Cooking with Quinoa

Quinoa is so versatile and simple to make that I always have several boxes stocked away in my pantry and ready to add to sides, salads or entrees. Here are 3 ways you can enjoy this gluten-free, superfood for breakfast, lunch or dinner:

Breakfast: Poached egg on quinoa

Prep your bowl

  • Warm 1/4 cup of leftover quinoa and place it in the center of each bowl
  • Slice up 1/2 an avocado into 4 wedges and fan it out on top of the quinoa
  • Drizzle light vinaigrette over the quinoa base

Poach your Egg

  • Place a medium pot of water in a pot on the stove
  • Add a splash of vinegar to the pot and season with salt and pepper
  • Bring the pot of water to a rolling boil
  • Crack each egg into one measuring cup or small ramekin, keeping the yolk intact
  • Gently drop one egg at a time into boiling water and cook for about 2 minutes for soft poached eggs and up to 4 minutes for more firm eggs.
  • When cooked, remove from the boiling water with a slotted spoon and drain excess water
  • Place poached egg on top of your avocado and quinoa
  • Lightly drizzle with simple vinaigrette. Season with salt, cracked pepper, and a splash of lime juice.
  • Garnish with fresh cilantro & serve.

Lunch: Warm Chopped Salad

Yields – 2 large individual salads or 6 side salads

This simple chopped salad is an all time crowd pleaser and will leave you feeling nourished and completely satisfied.

  • Rinse and drain 1 12 oz. can of chickpeas. Let stand to dry or blot with a paper towel.Heat olive oil in a skillet and lightly sauté chickpeas until they are golden and crunchy – about 15 minutes. Using a slotted spoon, remove chickpeas and drain on a paper towel to remove excess oil. Place in a bowl and season with sea salt and a splash of fresh lemon.
  • Chop up one tomato, 1/2 cucumber and one avocado about 1/4 1/2 inch dice. Add to a large salad bowl.
  • Add about 4 cups of fresh spinach and 1 cup of fresh arugula to the bowl. Do not toss.
  • Chop 1/4 cup of fresh basil.
  • Make or reheat quinoa. Sprinkle one cup of warm cooked quinoa, 1/2 cup of chickpeas and fresh basil over the spinach and arugula leaves.  Let the quinoa sit on the greens for a few minutes until lightly softened
  • Toss with a simple vinaigrette and serve.
  • Other great additions: Chopped egg or shredded chicken.
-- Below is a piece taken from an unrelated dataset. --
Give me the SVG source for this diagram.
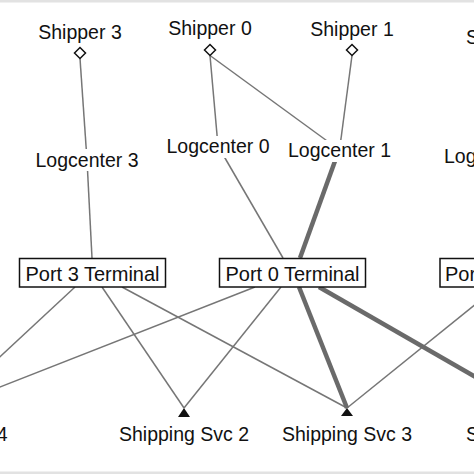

IMG_5611Dinner: Veggie Tacos 

I could eat tacos every week!  Tacos are simple to make but do a little time to chop and prep the ingredients, which can easily be done ahead of time. Once your ingredients are ready, these veggie tacos come together easily and will be devoured quickly.

Shuck, roast, chop, saute:

  • Shuck and roast 2 cobs of corn on a gas grill over medium high heat, turning occasionally for about 12 minutes. Remove from grill, allow to cool and slice kernels off the cob.  Set aside.
  • Dice 1/2 of yellow onion, 1 garlic clove, 1 red pepper and 1 yellow pepper. Add olive oil to a skillet and Sauté over medium heat, stirring until soft. Add corn kernels and season with a pinch of salt, pepper, and cumin. Set aside.
  • Chop 1 medium tomato and set aside in a bowl.
  • Rinse and drain 1 can of black beans. Set aside.
  • Heat up 1 cup of quinoa in a pan and season with olive oil, fresh lime juice, pinch of cumin and sea salt. Add fresh chopped cilantro and set aside.
  • Chop up fresh greens for topping.
  • Slice up fresh avocado into 1/4 inch wedges or make a big bowl of yummy avocado dip for topping.

Make Your Tacos

  • Once your ingredients are chopped and prepared, lightly oil and heat up your corn tortillas in a skillet about 1 minute on each side. Make at least 2 corn tortillas per person. Cover with tin foil to keep warm.
  • Place a bit of quinoa in a tortilla, top with cooked veggies, beans, fresh avocado and lettuce.
  • Authentic Mexican tacos are not loaded with cheese but my kids love it. So, I always have some fresh, crumbly queso fresco or shredded monterey jack available on the side.